As a political orientation, Western alienation boils down to four basic beliefs about the Canadian state. There is the idea, first, that Canada’s national institutions — from Parliament, to the judiciary, to the major political parties — are unresponsive to Westerners’ needs and concerns.
Second; that this is because the balance of power strongly favours political and economic elites in Ontario and Québec.
Third, that Canada’s legal, constitutional and economic structures preserve this imbalance.
And, finally, that this set-up will not change unless Westerners mobilize themselves and, through democratic means, force those who enjoy power under the status quo to accept a more equitable order.
The goal, in other words, is not necessarily smaller government. Rather, it is responsive government; specifically, a government that is responsive to its Western citizens.
This is why, for example, Senate reform is a perennial issue in Alberta, as well as the reason Westerners are so concerned with individual property rights and provincial powers. At the end of the day, the Western obsession with these and related issues is rooted in Westerners’ felt need to protect themselves and their interests from a ruling class they believe stands up for neither.

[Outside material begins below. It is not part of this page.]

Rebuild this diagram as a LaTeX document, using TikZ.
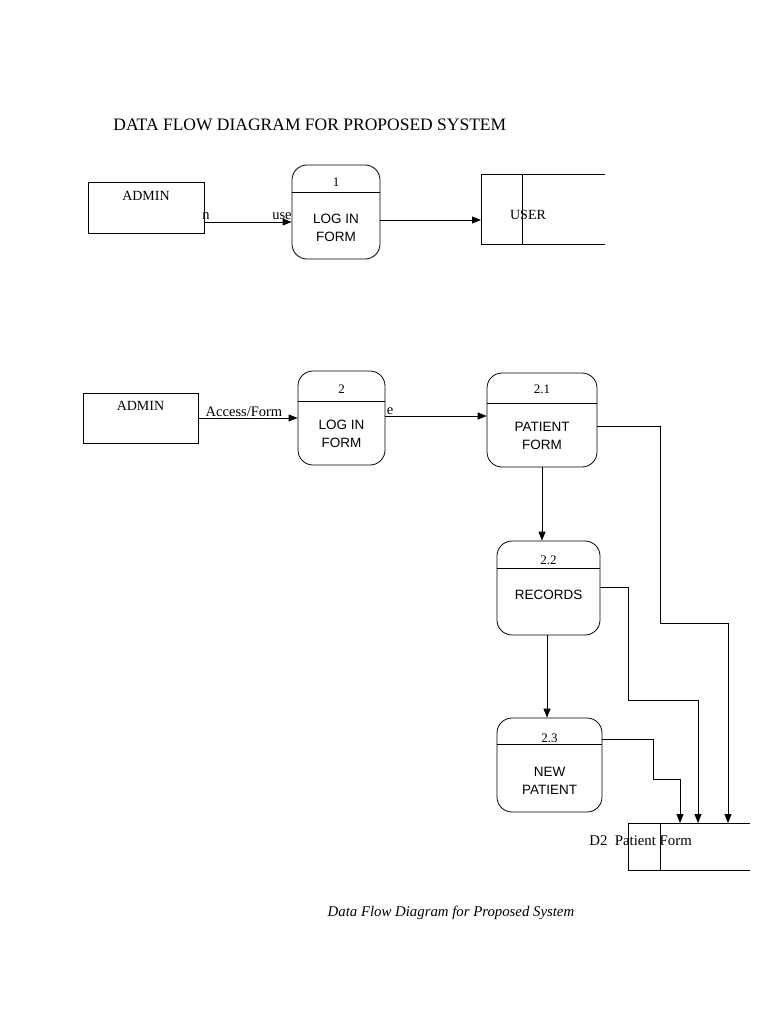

Importantly for socialists in central and eastern Canada, Western critiques of confederation — and suggestions for how to reform it — are not unlike those popular on the left generally.
There is the common conviction, for example, that the federal government serves the interests of powerful elites while blocking popular initiatives, like a wealth tax, that would benefit working- and middle-class voters. And the shared belief that there must be increased democratic control over the Canadian state.
There is also a consistent understanding that achieving the desired national reforms requires local organizing and, if necessary, the creation of new political parties to represent the popular voice. Even the Maverick Party’s proposal to create an explicit constitutional right to private property does not differ too much from the more obviously leftist proposal to read socioeconomic rights into the Charter.
All this should make the Western provinces — including areas like southern Alberta, traditionally thought of as right-wing strongholds — an ideal target for socialist political organizing.
Why, then, have leftists not succeeded at channeling the West’s protest politics and general skepticism of the prevailing political order into federal electoral victories?
In short, because they haven’t really tried to.
Take the so-called Conservative citadel of Alberta.
Canadians have known for months that a snap fall election was likely. Nonetheless, when Prime Minister Justin Trudeau asked the Governor General to dissolve Parliament, New Democrats had still only lined up candidates to contest 13 of Alberta’s 34 federal ridings – fewer than even the People’s Party and the Maverick Party, both of which had announced 18 candidates.
This is par for the course for the NDP, the closest thing Canada has to a viable national left-wing party. During the last federal vote, party leader Jagmeet Singh couldn’t even be bothered to stage a single campaign stop in Alberta.
This is a losing strategy.
Ignoring voters who feel the national political establishment ignores them only feeds their disaffection. The result is to push those voters into the arms of the parties that at least claim to care about them, which, at the federal level, are consistently conservative-leaning ones. The idea that socialists — or even moderate left-of-centre candidates — can’t win in Alberta, Saskatchewan, and other “safely” right-wing places in the West becomes a self-fulfilling prophecy.
That needs to change.
Leftists in central and eastern Canada should be treating Westerners as likely allies in the fight for a fairer and more equitable Canada. They should be campaigning here, hard, making the case that Westerners can count on them to uphold Western interests.
And what better time to do so than during a national election? Especially one in which Westerners are, again, making their frustrations with confederation known.